In the listing below, find every line with the string "page" and pull it out.

(Source code of charts)
## Start

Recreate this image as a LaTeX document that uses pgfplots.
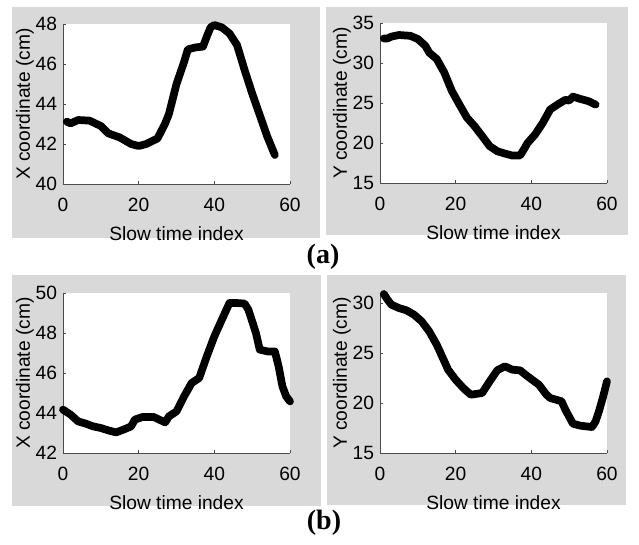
\documentclass[border=0pt]{standalone}
\usepackage{pgfplots}
\pgfplotsset{compat=1.18}
\usepackage{fontspec}
\setmainfont{Liberation Sans}
\newfontfamily\tnr{Liberation Serif}
\definecolor{bgg}{RGB}{217,217,217}
\pgfplotsset{
  panel/.style={
    scale only axis, width=170.25pt, height=120pt,
    axis x line*=bottom, axis y line*=left,
    axis line style={-,black!70, line width=0.6pt},
    axis background/.style={fill=white},
    xmin=0, xmax=60, xtick={0,20,40,60},
    tick align=inside, major tick length=2pt,
    tick style={black!70, line width=0.5pt},
    /pgf/number format/assume math mode=true,
    tick label style={font=\fontsize{14.4}{16}\selectfont},
    label style={font=\fontsize{14.4}{16}\selectfont},
    xlabel={Slow time index},
    xticklabel style={yshift=-7pt},
    yticklabel style={xshift=-1pt},
    xlabel style={yshift=-4.5pt},
    ylabel style={yshift=-5.5pt},
    clip=false,
  },
  curve/.style={black, line width=5.8pt, line join=round, line cap=round},
}
\begin{document}
\begin{tikzpicture}
\begin{scope}[x=0.75pt,y=-0.75pt]
\path (0,0) rectangle (639,544);
\fill[bgg] (12,7) rectangle (320,238);
\fill[bgg] (326,7) rectangle (628,235);
\fill[bgg] (12,275) rectangle (321,506);
\fill[bgg] (327,275) rectangle (626,505);
\node[font=\tnr\bfseries\fontsize{21}{24}\selectfont] at (323,257) {(a)};
\node[font=\tnr\bfseries\fontsize{21}{24}\selectfont] at (324,523) {(b)};
\end{scope}

\begin{axis}[panel, at={(47.25pt,-138pt)}, anchor=south west,
  ymin=40, ymax=48, ytick={40,42,44,46,48}, ylabel={X coordinate (cm)}]
\addplot[curve] coordinates {(1,43.12)(2,43.03)(4,43.2)(7,43.17)(10,42.9)(12,42.53)(15,42.33)(18,42.0)(20,41.9)(22,42.0)(25,42.28)(27,43.03)(28,43.5)(30,45.0)(32,46.1)(33,46.73)(35,46.83)(37,46.87)(38,47.37)(39,47.83)(40,47.95)(42,47.83)(44,47.53)(46,46.95)(48,45.7)(50,44.53)(52,43.45)(54,42.37)(56,41.45)};
\end{axis}

\begin{axis}[panel, at={(285pt,-137.25pt)}, anchor=south west,
  ymin=15, ymax=35, ytick={15,20,25,30,35}, ylabel={Y coordinate (cm)}]
\addplot[curve] coordinates {(1,33.07)(2,33.07)(3,33.3)(5,33.5)(8,33.4)(10,33.0)(12,32.15)(13,31.3)(15,30.5)(17,28.8)(19,26.5)(21,24.8)(23,23.16)(25,22.1)(27,20.86)(29,19.6)(31,18.97)(33,18.68)(35,18.43)(37,18.43)(38,19.18)(39,20.0)(41,21.07)(43,22.5)(45,24.2)(47,24.83)(49,25.4)(50,25.3)(51,25.8)(53,25.5)(55,25.25)(57,24.8)};
\end{axis}

\begin{axis}[panel, at={(47.25pt,-339.75pt)}, anchor=south west,
  ymin=42, ymax=50, ytick={42,44,46,48,50}, ylabel={X coordinate (cm)}]
\addplot[curve] coordinates {(0,44.17)(2,43.92)(4,43.58)(6,43.47)(8,43.33)(10,43.25)(12,43.13)(14,43.03)(16,43.17)(18,43.33)(19,43.67)(21,43.8)(24,43.8)(27,43.53)(28,43.83)(30,44.08)(32,44.83)(34,45.5)(36,45.75)(38,46.83)(40,47.83)(42,48.67)(44,49.5)(46,49.5)(48,49.47)(49,49.17)(51,48.0)(52,47.17)(54,47.08)(56,47.08)(57,46.33)(58,45.33)(59,44.83)(60,44.58)};
\end{axis}

\begin{axis}[panel, at={(285pt,-339.75pt)}, anchor=south west,
  ymin=15, ymax=31, ytick={15,20,25,30}, ylabel={Y coordinate (cm)}]
\addplot[curve] coordinates {(1,30.9)(2,30.33)(3,29.83)(5,29.5)(7,29.27)(9,28.83)(11,28.17)(13,27.17)(15,25.83)(17,24.17)(18,23.33)(20,22.33)(22,21.5)(24,20.83)(27,21.0)(29,22.17)(31,23.27)(33,23.67)(35,23.33)(37,23.27)(39,22.67)(42,21.83)(44,20.83)(45,20.5)(48,20.17)(49,19.33)(51,17.93)(53,17.73)(56,17.6)(57,18.17)(58,19.33)(59,20.67)(60,22.17)};
\end{axis}
\end{tikzpicture}
\end{document}
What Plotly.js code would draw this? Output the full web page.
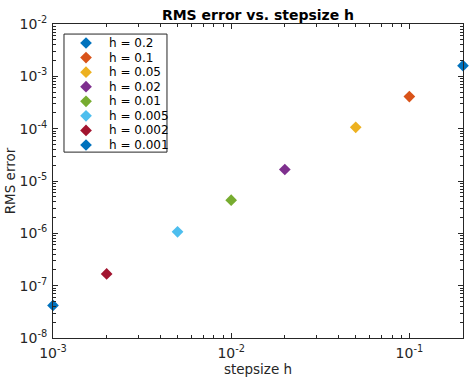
<!DOCTYPE html>
<html><head><meta charset="utf-8">
<script src="https://cdn.plot.ly/plotly-3.0.1.min.js"></script>
<style>html,body{margin:0;padding:0;background:#fff}#chart{width:474px;height:382px}</style>
</head><body><div id="chart"></div>
<script>
const stepsizes = [0.2, 0.1, 0.05, 0.02, 0.01, 0.005, 0.002, 0.001];
const rmsErrors = [1.6e-3, 4.1e-4, 1.06e-4, 1.66e-5, 4.3e-6, 1.07e-6, 1.68e-7, 4.2e-8];
const labels = ["h = 0.2", "h = 0.1", "h = 0.05", "h = 0.02", "h = 0.01", "h = 0.005", "h = 0.002", "h = 0.001"];
const colors = ["#0072BD", "#D95319", "#EDB120", "#7E2F8E", "#77AC30", "#4DBEEE", "#A2142F", "#0072BD"];
const xTickVals = [1e-3, 1e-2, 1e-1];
const xTickText = ["10<sup>-3</sup>", "10<sup>-2</sup>", "10<sup>-1</sup>"];
const yTickVals = [1e-8, 1e-7, 1e-6, 1e-5, 1e-4, 1e-3, 1e-2];
const yTickText = ["10<sup>-8</sup>", "10<sup>-7</sup>", "10<sup>-6</sup>", "10<sup>-5</sup>", "10<sup>-4</sup>", "10<sup>-3</sup>", "10<sup>-2</sup>"];

const font = "DejaVu Sans, Arial, sans-serif";
const axisColor = "#262626";

const traces = stepsizes.map((h, i) => ({
  x: [h], y: [rmsErrors[i]], name: labels[i], type: "scatter", mode: "markers",
  marker: {symbol: "diamond", size: 9, color: colors[i]}, showlegend: false,
  cliponaxis: false, xaxis: "x", yaxis: "y"
}));

// custom legend (compact MATLAB-like spacing)
const legX = 0.0805, legTop = 0.9395, legStep = 0.0464;
const legY = labels.map((_, i) => legTop - i * legStep);
traces.push({
  x: labels.map(() => legX), y: legY, type: "scatter", mode: "markers",
  marker: {symbol: "diamond", size: 9, color: colors}, showlegend: false,
  hoverinfo: "skip", cliponaxis: false, xaxis: "x2", yaxis: "y2"
});
const annotations = labels.map((t, i) => ({
  text: t, xref: "paper", yref: "paper", x: 0.1317, y: legY[i],
  xanchor: "left", yanchor: "middle", showarrow: false,
  font: {family: font, size: 12, color: "#000"}
}));

const axisCommon = {
  type: "log", showline: true, linecolor: axisColor, linewidth: 1,
  mirror: "allticks", ticks: "inside", ticklen: 5, tickcolor: axisColor,
  showgrid: false, zeroline: false, tickmode: "array",
  tickfont: {family: font, size: 14, color: axisColor},
  minor: {ticks: "inside", ticklen: 3, tickcolor: axisColor, showgrid: false, dtick: "D1"}
};

const layout = {
  width: 474, height: 382,
  margin: {l: 53, r: 11, t: 24, b: 44},
  paper_bgcolor: "#fff", plot_bgcolor: "#fff",
  showlegend: false,
  title: {text: "<b>RMS error vs. stepsize h</b>", x: 0.5, xref: "paper", xanchor: "center",
          y: 1, yref: "paper", yanchor: "bottom", pad: {b: 4},
          font: {family: font, size: 14, color: "#000"}},
  xaxis: Object.assign({}, axisCommon, {
    range: [Math.log10(0.001), Math.log10(0.2)], ticklabelstandoff: 2,
    tickvals: xTickVals, ticktext: xTickText,
    title: {text: "stepsize h", standoff: 2, font: {family: font, size: 13.5, color: axisColor}}
  }),
  yaxis: Object.assign({}, axisCommon, {
    range: [-8, -2], ticklabelstandoff: 2,
    tickvals: yTickVals, ticktext: yTickText,
    title: {text: "RMS error", standoff: 0, font: {family: font, size: 13.5, color: axisColor}}
  }),
  xaxis2: {overlaying: "x", range: [0, 1], visible: false, fixedrange: true},
  yaxis2: {overlaying: "y", range: [0, 1], visible: false, fixedrange: true},
  shapes: [{type: "rect", xref: "paper", yref: "paper", x0: 0.0268, x1: 0.278, y0: 0.592, y1: 0.968,
            line: {color: axisColor, width: 1}, fillcolor: "rgba(255,255,255,1)", layer: "below"}],
  annotations: annotations
};

Plotly.newPlot("chart", traces, layout, {displayModeBar: false, staticPlot: true});
</script></body></html>
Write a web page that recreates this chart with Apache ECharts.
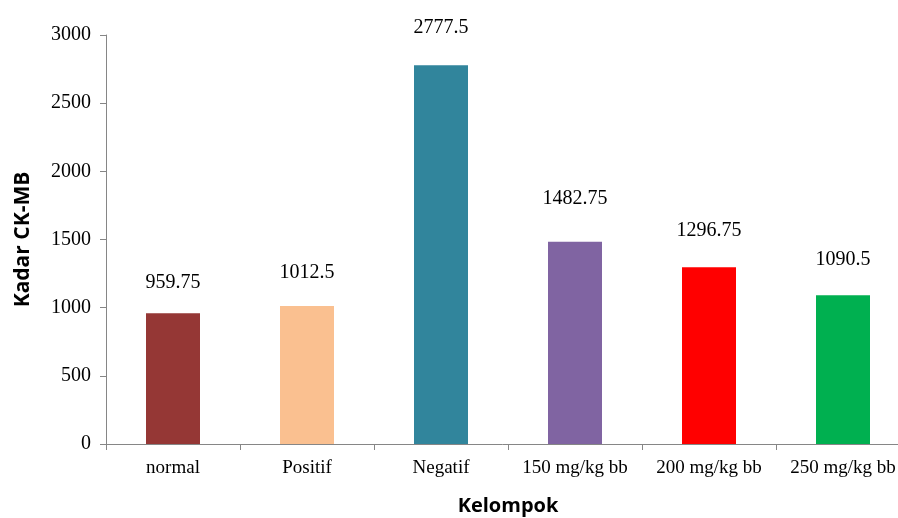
<!DOCTYPE html>
<html>
<head>
<meta charset="utf-8">
<script src="https://cdn.jsdelivr.net/npm/echarts@6/dist/echarts.min.js"></script>
<style>
html,body{margin:0;padding:0;background:#fff;}
#chart{width:898px;height:518px;}
</style>
</head>
<body>
<div id="chart"></div>
<script>
var categories = ['normal', 'Positif', 'Negatif', '150 mg/kg bb', '200 mg/kg bb', '250 mg/kg bb'];
var values = [959.75, 1012.5, 2777.5, 1482.75, 1296.75, 1090.5];
var barColors = ['#953735', '#FAC090', '#31859C', '#8064A2', '#FF0000', '#00B050'];
var yTicks = [0, 500, 1000, 1500, 2000, 2500, 3000];
var labelGaps = [20, 23, 28, 33, 26, 26];

var chart = echarts.init(document.getElementById('chart'));
var axisGray = '#868686';
var serif = '"Liberation Serif", "Times New Roman", serif';
var sans = '"Open Sans", "Liberation Sans", sans-serif';

var seriesData = values.map(function (v, i) {
  return {
    value: v,
    itemStyle: { color: barColors[i] },
    label: { distance: labelGaps[i] }
  };
});

chart.setOption({
  animation: false,
  backgroundColor: '#ffffff',
  grid: { left: 106, width: 804, top: 35, bottom: 74, containLabel: false, outerBoundsMode: 'none' },
  xAxis: {
    type: 'category',
    data: categories,
    name: 'Kelompok',
    nameLocation: 'middle',
    nameGap: 52,
    nameTextStyle: { fontFamily: sans, fontWeight: 'bold', fontSize: 20, color: '#000' },
    axisLine: { lineStyle: { color: axisGray, width: 1 } },
    axisTick: { show: true, length: 6, lineStyle: { color: axisGray } },
    axisLabel: { fontFamily: serif, fontSize: 19, color: '#000', margin: 15, interval: 0 },
    splitLine: { show: false }
  },
  yAxis: {
    type: 'value',
    min: yTicks[0],
    max: yTicks[yTicks.length - 1],
    interval: yTicks[1] - yTicks[0],
    name: 'Kadar CK-MB',
    nameLocation: 'middle',
    nameGap: 72,
    nameTextStyle: { fontFamily: sans, fontWeight: 'bold', fontSize: 21, color: '#000' },
    axisLine: { show: true, lineStyle: { color: axisGray, width: 1 } },
    axisTick: { show: true, length: 6, lineStyle: { color: axisGray } },
    axisLabel: {
      fontFamily: serif, fontSize: 20, color: '#000', margin: 15,
      formatter: function (v) { return String(v); }
    },
    splitLine: { show: false }
  },
  series: [{
    type: 'bar',
    data: seriesData,
    barWidth: 54,
    label: {
      show: true,
      position: 'top',
      fontFamily: serif,
      fontSize: 20,
      color: '#000'
    }
  }]
});
</script>
</body>
</html>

## End

[Complete answer]
What Plotly.js code would draw this? Output the full web page.
Write a web page that recreates this chart with Apache ECharts.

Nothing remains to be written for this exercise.